Sehingga dalam menerima pesanan Kujang untuk pusaka, Abah Wahyu Affandi Suradinata, tidak sembarangan memberikan Kujang yang dipesan. Akan tetapi dilihat melalui nama dan hari lahir serta silsilah orang tersebut. Dan melalui olah Tapa Samadhi, untuk menentukan mana jenis Kujang yang cocok untuk orang tersebut. Kecuali bila Kujang dimaksudkan hanya untuk sekedar hadiah/cindera mata maupun Souvenir yang bersifat karya seni, maka tidak perlu melalui rangkaian tersebut.

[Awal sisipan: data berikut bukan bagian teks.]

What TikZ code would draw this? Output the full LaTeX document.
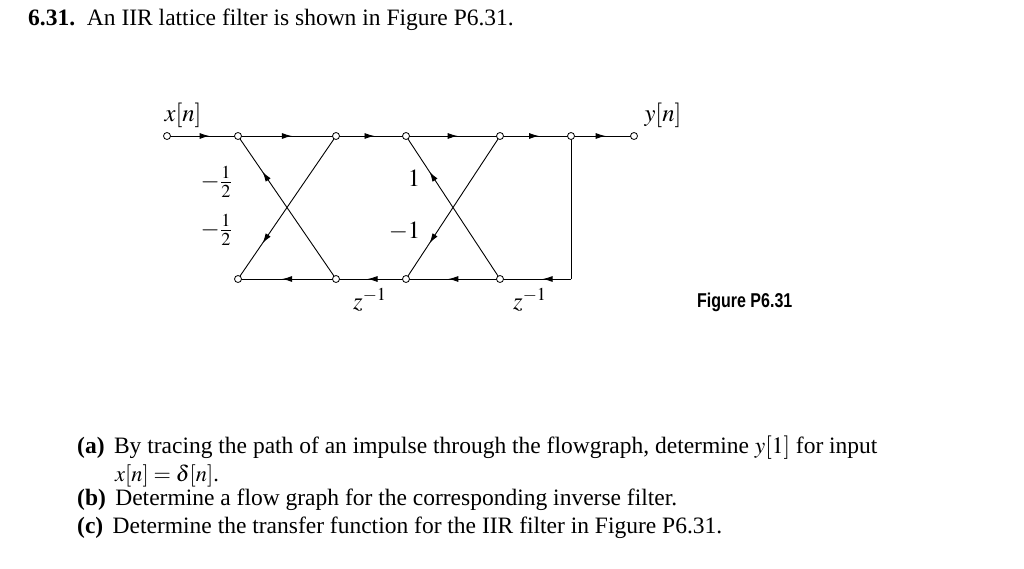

Menurut orang tua ada yang memberikan falsafah luhur terhadap Kujang sebagai ” Ku-Jang-Ji Rek nerusken padamelan sepuh karuhun urang (Janji untuk meneruskan perjuangan Sepuh karuhun urang/nenek moyang) “. Yaitu menegakkan cara ciri manusia yaitu welas asih (cinta kasih), Tata Krama (etika perilaku), Undak Usuk (etika berbahasa), Budi Daya Budi Basa, Wiwaha Yuda na Raga (Ngaji Badan), serta menegakkan cara ciri bangsa yaitu Rupa, Basa, Adat, Aksara dan Budaya.
“.. Prof. R. Roza Mintaredja, Saat Memperlihatkan Salah Satu Contoh Jenis Kujang Kiwari…” Photo By : Red NRMnews.com
Prof.R.Roza Mintaredja pimpinan Lembaga Adat Keraton Padjajaran di Bandung, yang ditemui redaksi NRMnews.com dalam suatu kesempatan, menyayangkan Kujang tidak sepopuler Keris.
Hal ini kemungkinan di karenakan kurangnya pemahaman masyarakat Sunda, terkait tentang Kujang itu sendiri, serta kurangnya peran serta masyarakat, dalam upaya turut mempopulerkan sekaligus mempromosikan Kujang tersebut.
Sebagai Lembaga Adat yang melembagai Hukum Adat Sunda dan Budaya Sunda, Lembaga Adat Keraton Padjajaran memperjuangkan agar Kujang dapat menjadi senjata yang masuk dalam kategori Pusaka, seperti Keris, sekaligus sebagai simbol masyarakat Sunda atau Jawa Barat, yang bukan hanya merupakan sebuah senjata biasa.
Dan sekarang ini beberapa golongan masyarakat mulai banyak yang menyukai Kujang. Baik sebagai koleksi pusaka maupun koleksi souvenir. Dan bukan hanya orang Sunda yang menjadi kolektor, bahkan juga ada yang datang dari Jawa Tengah, Jawa Timur dan daerah lain. Namun memang belum semua lapisan masyarakat Sunda, kebanyakan mereka berasal dari kalangan Budayawan Sunda.